Bruce Evans (1974-1991) served as a curator at the Institute before becoming its director. He helped expand Oktoberfest and acquired Ponderosa’s large corporate collection of modern art. Since the University of Dayton and Wright State had established art programs, the Institute phased out its formal art school in 1975. Evans worked with Pam Houk to establish the Experiencenter, a participatory gallery of interactive art activities for the young.
Credit: CONTRIBUTED
Credit: CONTRIBUTED
Alex Nyerges (1992-2006) staged some blockbuster exhibits during his tenure including the works of Edgar Degas, the glass sculpture of Dale Chihuly, shows on Eternal China, and the Treasures of Ancient Egypt. In 1997 he completed Carnell’s vision by adding the final two sides of the projected octagon along with a new entrance rotunda at the rear of the building. This gave the Institute 35,000 square feet more of exhibition space. The Gothic Cloister was covered with a glass skylight to become a popular space for weddings, concerts, and other community events.

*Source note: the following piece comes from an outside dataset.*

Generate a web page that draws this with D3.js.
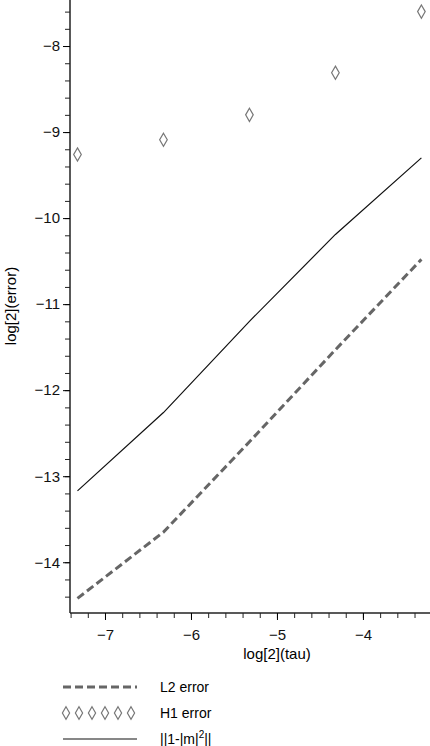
<!DOCTYPE html><html><head><script src="https://d3js.org/d3.v7.min.js"></script>
<style>body{margin:0;background:#fff}text{font-family:"Liberation Sans",Arial,sans-serif}</style></head><body><svg id="c" width="430" height="746"></svg><script>
const xs=[-7.32,-6.32,-5.32,-4.32,-3.32];
const h1=[-9.26,-9.09,-8.80,-8.31,-7.60];
const norm=[-13.17,-12.26,-11.20,-10.19,-9.30];
const l2=[-14.42,-13.65,-12.60,-11.53,-10.48];
const xTicks=[-7,-6,-5,-4], yTicks=[-8,-9,-10,-11,-12,-13,-14];
const svg=d3.select("#c");
const x=d3.scaleLinear().domain([-7.407,-3.22]).range([70,430]);
const y=d3.scaleLinear().domain([-14.59,-7.465]).range([613,0]);
const minorX=d3.range(-7.4,-3.2,0.2), minorY=d3.range(-14.4,-7.4,0.2);
svg.append("g").attr("transform","translate(0,613)").call(d3.axisBottom(x).tickValues(minorX).tickSize(5).tickFormat("")).call(g=>g.select(".domain").remove()).selectAll("line").attr("stroke","#222");
svg.append("g").attr("transform","translate(70,0)").call(d3.axisLeft(y).tickValues(minorY).tickSize(5).tickFormat("")).call(g=>g.select(".domain").remove()).selectAll("line").attr("stroke","#222");
const fmt=d=>"\u2212"+Math.abs(d);
const ax=svg.append("g").attr("transform","translate(0,613)").call(d3.axisBottom(x).tickValues(xTicks).tickSize(7).tickFormat(fmt));
ax.select(".domain").attr("d","M70,0H430").attr("stroke","#222").attr("stroke-width",1.5);
ax.selectAll("text").attr("font-size",15).attr("fill","#111").attr("dy","1.1em");
const ay=svg.append("g").attr("transform","translate(70,0)").call(d3.axisLeft(y).tickValues(yTicks).tickSize(7).tickFormat(fmt));
ay.select(".domain").attr("d","M0,0V613").attr("stroke","#222").attr("stroke-width",1.5);
ay.selectAll("text").attr("font-size",15).attr("fill","#111");
const line=d3.line().x((d,i)=>x(xs[i])).y(d=>y(d));
svg.append("path").attr("d",line(l2)).attr("fill","none").attr("stroke","#666").attr("stroke-width",3).attr("stroke-dasharray","8,4");
svg.append("path").attr("d",line(norm)).attr("fill","none").attr("stroke","#111").attr("stroke-width",1.2);
const dia=d3.symbol().type(d3.symbolDiamond).size(50);
svg.selectAll(".h").data(h1).join("path").attr("transform",(d,i)=>`translate(${x(xs[i])},${y(d)})`).attr("d",dia).attr("fill","none").attr("stroke","#777").attr("stroke-width",1.2);
svg.append("text").attr("x",277).attr("y",659).attr("text-anchor","middle").attr("font-size",15).text("log[2](tau)");
svg.append("text").attr("transform","translate(16,306) rotate(-90)").attr("text-anchor","middle").attr("font-size",15).text("log[2](error)");
svg.append("line").attr("x1",63).attr("x2",137).attr("y1",687).attr("y2",687).attr("stroke","#666").attr("stroke-width",3).attr("stroke-dasharray","8,4");
svg.append("text").attr("x",160).attr("y",692).attr("font-size",14).text("L2 error");
svg.selectAll(".ld").data(d3.range(6)).join("path").attr("transform",d=>`translate(${66+d*13},713)`).attr("d",d3.symbol().type(d3.symbolDiamond).size(45)).attr("fill","none").attr("stroke","#777").attr("stroke-width",1.2);
svg.append("text").attr("x",160).attr("y",718).attr("font-size",14).text("H1 error");
svg.append("line").attr("x1",63).attr("x2",137).attr("y1",739).attr("y2",739).attr("stroke","#111").attr("stroke-width",1.2);
const t=svg.append("text").attr("x",160).attr("y",744).attr("font-size",14);
t.append("tspan").text("||1-|m|");t.append("tspan").attr("dy",-6).attr("font-size",10).text("2");t.append("tspan").attr("dy",6).text("||");
</script></body></html>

Janice Driesbach (2007-2011) came to Dayton from Lincoln, Nebraska and had to make tough decisions to stabilize the DAI’s finances in the wake of the 2008 recession. Attendance and memberships grew during her tenure and in 2011 she staged Creating the New Century with art loaned by the Dicke family, key benefactors of the museum.
Credit: Lisa Powell
Credit: Lisa Powell
The museum’s current director, Michael Roediger, took the reigns in 2011 as Dayton’s first truly home-grown director. The Wright State graduate spent 14 years with the Victoria Theater Association and has focused on building the Institute’s endowment and reducing its debt to better support its staff and collections. He has also secured funding for many renovations and improvements: new windows, roof repairs, improvements to accessibility and renovation of the auditorium. Several events were organized to celebrate the DAI’s 100th Anniversary in 2019; renovation of the Grand Staircase and fountain will be completed this summer, wrapping up the centennial project.

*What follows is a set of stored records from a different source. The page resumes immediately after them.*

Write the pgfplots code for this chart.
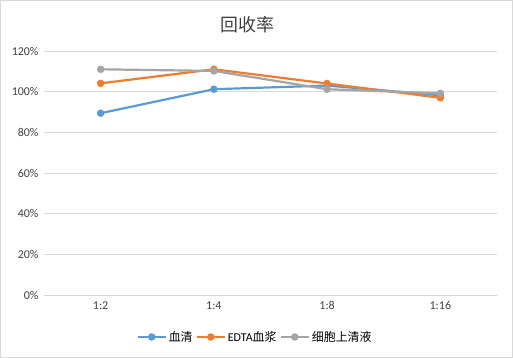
\documentclass[border=0pt]{standalone}
\usepackage{pgfplots}
\pgfplotsset{compat=1.18}
\usepackage{fontspec}
\setmainfont{Carlito}
\newfontfamily\cjk{Noto Sans CJK SC}
\definecolor{cblue}{HTML}{5B9BD5}
\definecolor{corange}{HTML}{ED7D31}
\definecolor{cgray}{HTML}{A5A5A5}
\definecolor{tgray}{HTML}{404040}
\definecolor{ggray}{HTML}{D9D9D9}
\begin{document}
\begin{tikzpicture}
\draw[ggray, line width=0.8bp] (0.4bp,0.4bp) rectangle (512.6bp,357.6bp);
\begin{axis}[
  at={(44bp,63bp)}, anchor=south west,
  scale only axis, width=453bp, height=244bp,
  xmin=0, xmax=4, ymin=0, ymax=120,
  xtick={0.5,1.5,2.5,3.5},
  xticklabels={1:2,1:4,1:8,1:16},
  ytick={0,20,40,60,80,100,120},
  yticklabel={\pgfmathprintnumber{\tick}\%},
  /pgf/number format/assume math mode=true,
  axis line style={draw=none},
  ymajorgrids, grid style={ggray, line width=0.8bp},
  tick style={draw=none},
  ticklabel style={font=\fontsize{12}{14}\selectfont, text=tgray},
  yticklabel style={xshift=-2bp},
  xticklabel style={yshift=-3bp},
  title={\cjk 回收率},
  title style={font=\cjk\fontsize{18}{20}\selectfont, text=tgray, at={(axis description cs:0.5,1)}, anchor=center, yshift=20bp, xshift=-23bp},
  legend columns=-1,
  legend style={draw=none, fill=none, font=\fontsize{12}{14}\selectfont, text=black,
    at={(axis description cs:0.466,0)}, anchor=center, yshift=-42bp,
    inner sep=0pt,
    /tikz/every even column/.append style={column sep=1bp},
    /tikz/every odd column/.append style={column sep=0bp}},
  legend image code/.code={\draw[mark repeat=2,mark phase=2,#1] plot coordinates {(0bp,0bp)(14bp,0bp)(28bp,0bp)};},
  every axis plot/.append style={line width=2.2bp, mark=*, mark size=2.6bp},
]
\addplot[cblue, mark options={fill=cblue}] coordinates {(0.5,89.4)(1.5,101.2)(2.5,103)(3.5,98.2)};
\addplot[corange, mark options={fill=corange}] coordinates {(0.5,104.1)(1.5,111)(2.5,104)(3.5,97)};
\addplot[cgray, mark options={fill=cgray}] coordinates {(0.5,111)(1.5,110.2)(2.5,101.2)(3.5,99.2)};
\legend{{\cjk 血清},{EDTA\cjk 血浆},{\cjk 细胞上清液}}
\end{axis}
\end{tikzpicture}
\end{document}
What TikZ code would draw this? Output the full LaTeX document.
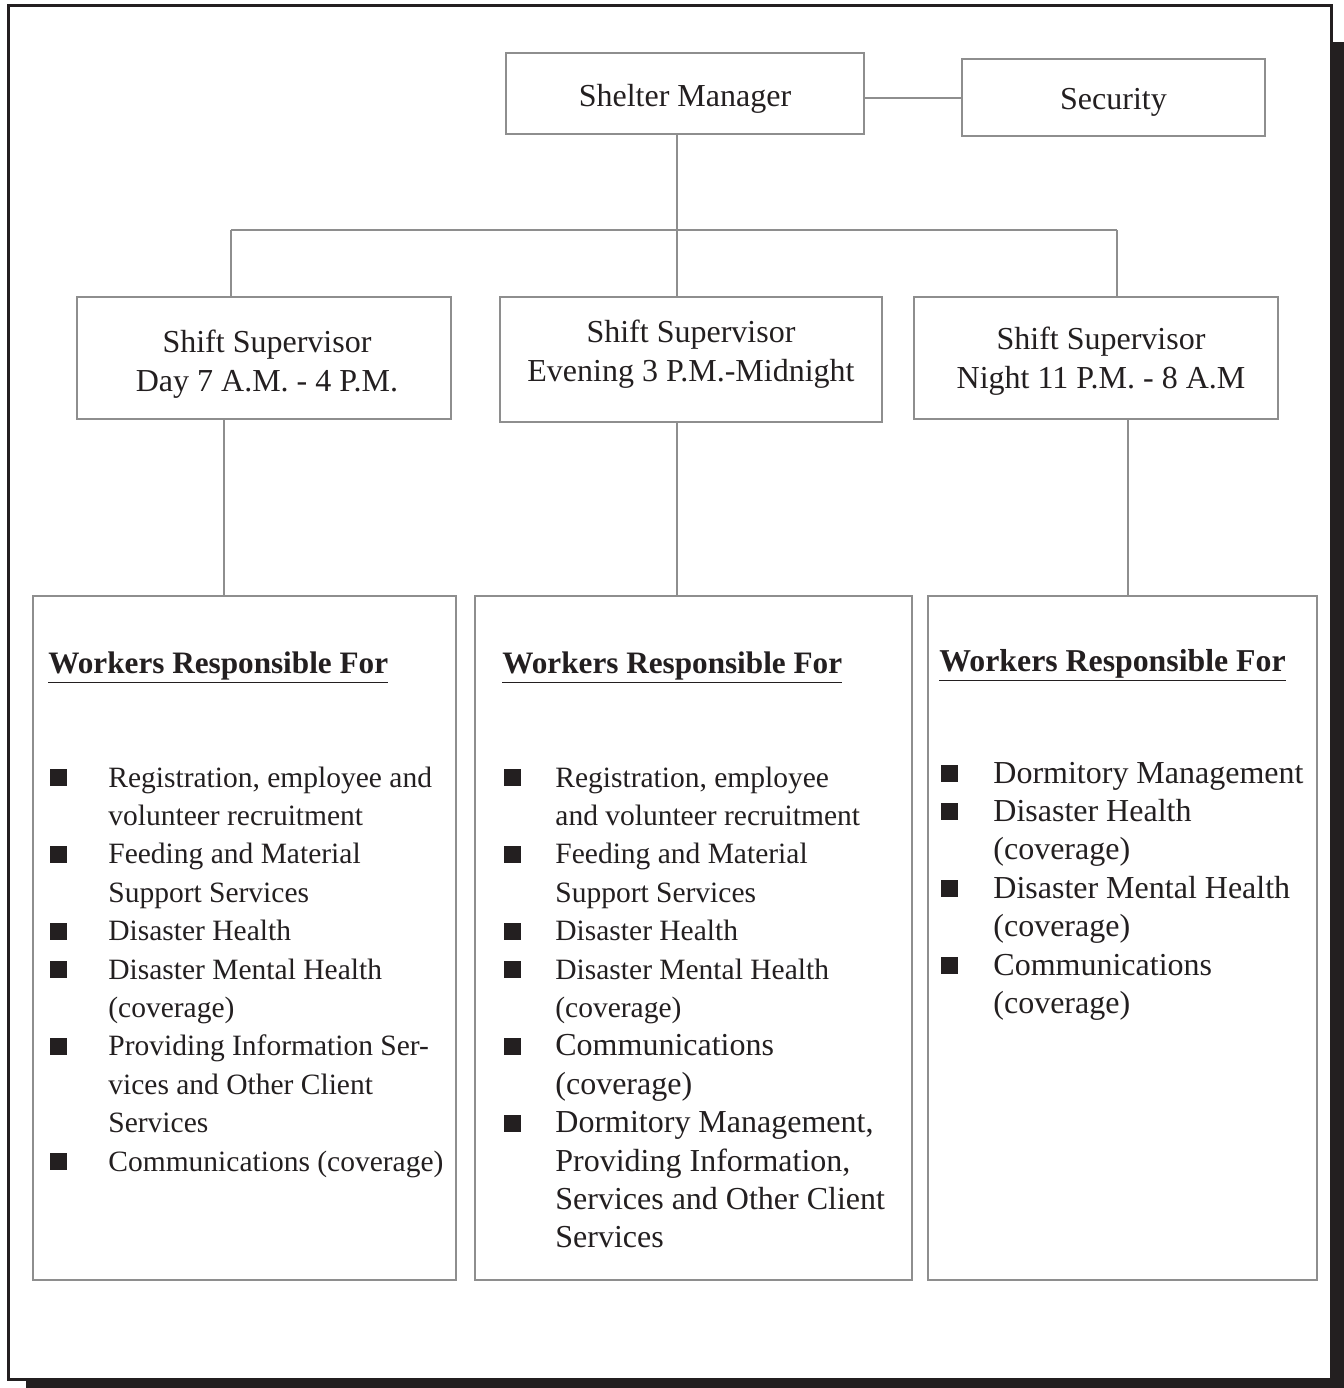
\documentclass[tikz,border=0pt]{standalone}
\usepackage{fontspec}
\setmainfont{Liberation Serif}
\definecolor{ink}{HTML}{231F20}
\definecolor{boxgray}{HTML}{8E8E8E}
\newcommand{\sqbullet}{\raisebox{0.5pt}{\color{ink}\rule{8.5pt}{8.5pt}}}
\newcommand{\cnd}{\fontsize{14.75}{19.2}\selectfont}
\newcommand{\nrm}{\fontsize{16}{19.2}\selectfont}
\begin{document}
\begin{tikzpicture}[x=0.5pt, y=-0.5pt]
        \tikzstyle{every node} = [inner sep=0pt, text=ink, font=\fontsize{16}{19.5}\selectfont]
        \tikzstyle{post} = [draw=boxgray, line width=1.2pt, rectangle]
        \tikzstyle{caption} = [align=center]
        \tikzstyle{wire} = [draw=boxgray, line width=1pt]
        \tikzstyle{heading} = [anchor=base west, font=\fontsize{15.6}{19.2}\selectfont\bfseries]
        \tikzstyle{duties} = [anchor=base west, align=left]
        \useasboundingbox (0,0) rectangle (1344,1388);

        % frame with shadow
        \fill[ink] (1331,42) rectangle (1344,1388);
        \fill[ink] (26,1379) rectangle (1344,1388);
        \draw[ink, line width=1.5pt, fill=white] (8,5) rectangle (1331,1379);

        % top level
        \node[post, minimum width=179pt, minimum height=40.5pt](manager) at (685,93.5){};
        \node[caption, yshift=-2.5pt](managertext) at (manager.center){Shelter Manager};
        \node[post, minimum width=151.5pt, minimum height=38.5pt](security) at (1113.5,97.5){};
        \node[caption, yshift=-2.5pt](securitytext) at (security.center){Security};

        % shift supervisors
        \node[post, minimum width=187pt, minimum height=61pt](day) at (264,358){};
        \node[caption, xshift=1.5pt, yshift=-3pt](daytext) at (day.center){Shift Supervisor\\Day 7 A.M. - 4 P.M.};
        \node[post, minimum width=191pt, minimum height=62.5pt](evening) at (691,359.5){};
        \node[caption](eveningtext) at (691,354.5){Shift Supervisor\\Evening 3 P.M.-Midnight};
        \node[post, minimum width=182pt, minimum height=61pt](night) at (1096,358){};
        \node[caption, xshift=2.5pt, yshift=-1.5pt](nighttext) at (night.center){Shift Supervisor\\Night 11 P.M. - 8 A.M};

        % worker boxes
        \node[post, minimum width=211.5pt, minimum height=342pt](daybox) at (244.5,938){};
        \node[post, minimum width=218.5pt, minimum height=342pt](eveningbox) at (693.5,938){};
        \node[post, minimum width=194.5pt, minimum height=342pt](nightbox) at (1122.5,938){};

        % connectors
        \coordinate (trunk) at (677,230);
        \coordinate (busL) at (231,230);
        \coordinate (busR) at (1117,230);
        \coordinate (dropday) at (224,0);
        \coordinate (dropnight) at (1128,0);
        \path[wire] (manager.east |- security.west) -- (security.west);
        \path[wire] (trunk |- manager.south) -- (trunk |- evening.north);
        \path[wire] (busL) -- (busR);
        \path[wire] (busL) -- (busL |- day.north);
        \path[wire] (busR) -- (busR |- night.north);
        \path[wire] (dropday |- day.south) -- (dropday |- daybox.north);
        \path[wire] (trunk |- evening.south) -- (trunk |- eveningbox.north);
        \path[wire] (dropnight |- night.south) -- (dropnight |- nightbox.north);

        % headings
        \node[heading](dayhead) at (48,673){\underline{Workers Responsible For}};
        \node[heading](eveninghead) at (502,673){\underline{Workers Responsible For}};
        \node[heading, font=\fontsize{15.9}{19.2}\selectfont\bfseries](nighthead) at (939,671){\underline{Workers Responsible For}};

        % duty lists
        \node[duties](daylist) at (50,787){\cnd\begin{tabular}[t]{@{}p{29pt}@{}l@{}}
            \sqbullet & Registration, employee and\\
            & volunteer recruitment\\
            \sqbullet & Feeding and Material\\
            & Support Services\\
            \sqbullet & Disaster Health\\
            \sqbullet & Disaster Mental Health\\
            & (coverage)\\
            \sqbullet & Providing Information Ser-\\
            & vices and Other Client\\
            & Services\\
            \sqbullet & Communications (coverage)
        \end{tabular}};
        \node[duties](eveninglist) at (504,787){\cnd\begin{tabular}[t]{@{}p{25.5pt}@{}l@{}}
            \sqbullet & Registration, employee\\
            & and volunteer recruitment\\
            \sqbullet & Feeding and Material\\
            & Support Services\\
            \sqbullet & Disaster Health\\
            \sqbullet & Disaster Mental Health\\
            & (coverage)\\
            \sqbullet & \nrm Communications\\
            & \nrm (coverage)\\
            \sqbullet & \nrm Dormitory Management,\\
            & \nrm Providing Information,\\
            & \nrm Services and Other Client\\
            & \nrm Services
        \end{tabular}};
        \node[duties](nightlist) at (941,783){\nrm\begin{tabular}[t]{@{}p{26pt}@{}l@{}}
            \sqbullet & Dormitory Management\\
            \sqbullet & Disaster Health\\
            & (coverage)\\
            \sqbullet & Disaster Mental Health\\
            & (coverage)\\
            \sqbullet & Communications\\
            & (coverage)
        \end{tabular}};
    \end{tikzpicture}
\end{document}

“It has been a difficult time for the museum and the coming months will continue to hold challenges,” says Roediger. “But the DAI has survived many challenging times in its 100-year history. I am confident we can weather the storm.”
HOW TO GO
What: “Samurai, Ghosts and Lovers: Yoshitoshi’s Complete 100 Aspects of the Moon,” a special exhibition on view through Sept. 13. “Photographs from the Collection,” “Swashbuckling Samurai” and “In the Company of Friends: The Kettering and Patterson Legacy” are also on view.
Where: Dayton Art Institute, 456 Belmonte Park North, Dayton
When: Museum hours are 11 a.m.-5 p.m. on Fridays and Saturdays, noon-5 p.m. on Sundays.
Cost: Museum general admission, which includes the collection galleries and all exhibitions, is $15 adults, $10 seniors (60+), active military and groups (10 or more), $5 students (18+ w/ID) and youth (ages 7-17), free for children (ages 6 & younger) and museum members. Advance tickets are not required to visit the museum, but capacity may be limited in some collection galleries and the Special Exhibition.
Other offerings: The Museum Gift Shop is open. You can also access free programs on the DAI website including “Draw From the Collection” and “Tiny Thursdays at Home.”
More info: daytonartinstitute.org
NOTE: Guests are asked to remain six feet from others not in their group. All staff and guests will be required to wear face coverings. Enhanced cleaning procedures are in place throughout the museum. Protective shields have been installed at the museum’s Guest Services Desk.